INTEREST INCOME. Interest and dividend income decreased by $417,000 or 6.3%, to $6.2 million for the three months ended September 30, 2009 from $6.7 million for three months ended September 30, 2008. The decrease in interest income was the result of a decrease in the yield of 48 basis points on interest earning assets partially offset by an increase in the average balances of interest-earning assets of $10.3 million during the 2009 period. For the nine months ended September 30, 2009, interest and dividend income decreased by $1.4 million or 7.0%, to $18.7 million from $20.1 million for the nine months ended September 30, 2008.

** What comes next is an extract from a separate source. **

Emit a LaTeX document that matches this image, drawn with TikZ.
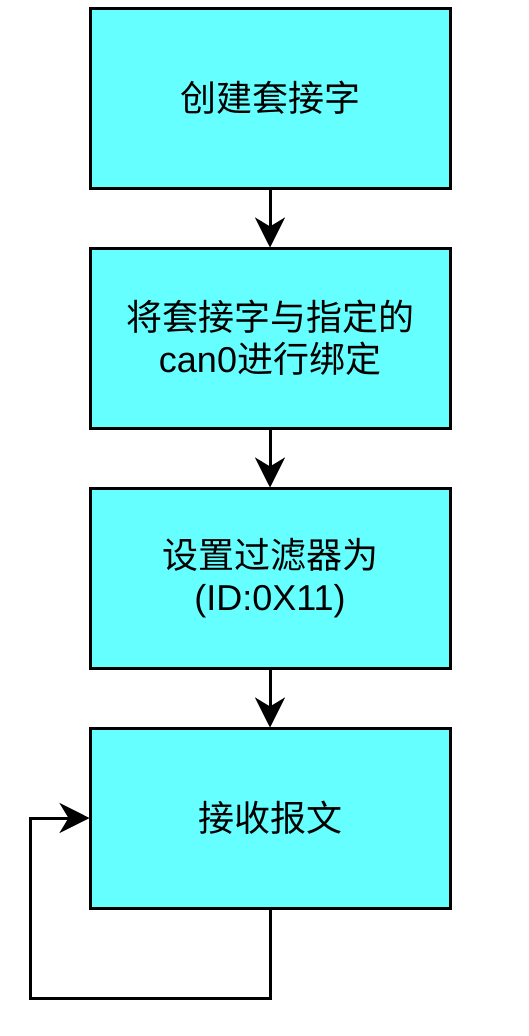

Interest on loans decreased $216,000 to $4.4 million for the three months ended September 30, 2009 from $4.6 million for the three months ended September 30, 2008. The decrease in interest income on loans is a result of a decrease of 25 basis points in the average yield to 5.96% for the three months ended September 30, 2009 from 6.21% for the three months ended September 30, 2008 as well as an increase of $1.9 million in the average balance of loans receivable for the three months ended September 30, 2009 as compared with the same period in 2008. For the nine months ended September 30, 2009, interest on loans decreased $548,000 or 4.0%, from $13.9 million for the same period in 2008. The average balance of loans for the nine month period increased $8.2 million while the average yield decreased 42 basis points to 5.95% during the 2009 period from 6.37% during the 2008 period. The decrease in yield reflected the decrease in market interest rates and the reduction of 200 basis points in the federal funds target rate.
Interest on investments and mortgage-backed securities decreased $161,000 as a result of a decrease in the average yield of 68 basis points from 4.91% for the three months ended September 30, 2008 to 4.23% for the three months ended September 30, 2009 partially offset by an increase in the average balance of investment securities and mortgage-backed securities of $9.2 million for the three months period ending September 30, 2009 as compared with the same period in 2008. For the nine months ended September 30, 2009, interest on investments and mortgage-backed securities decreased $381,000 as compared with the same period in 2008 due to a decrease in the average yield of 53 basis points offset by an increase in the average balance of investments and mortgage-backed securities of $5.6 million. The increase in investment and mortgage-backed securities is primarily the result of the increase in collateral required for pledging against municipal deposit accounts.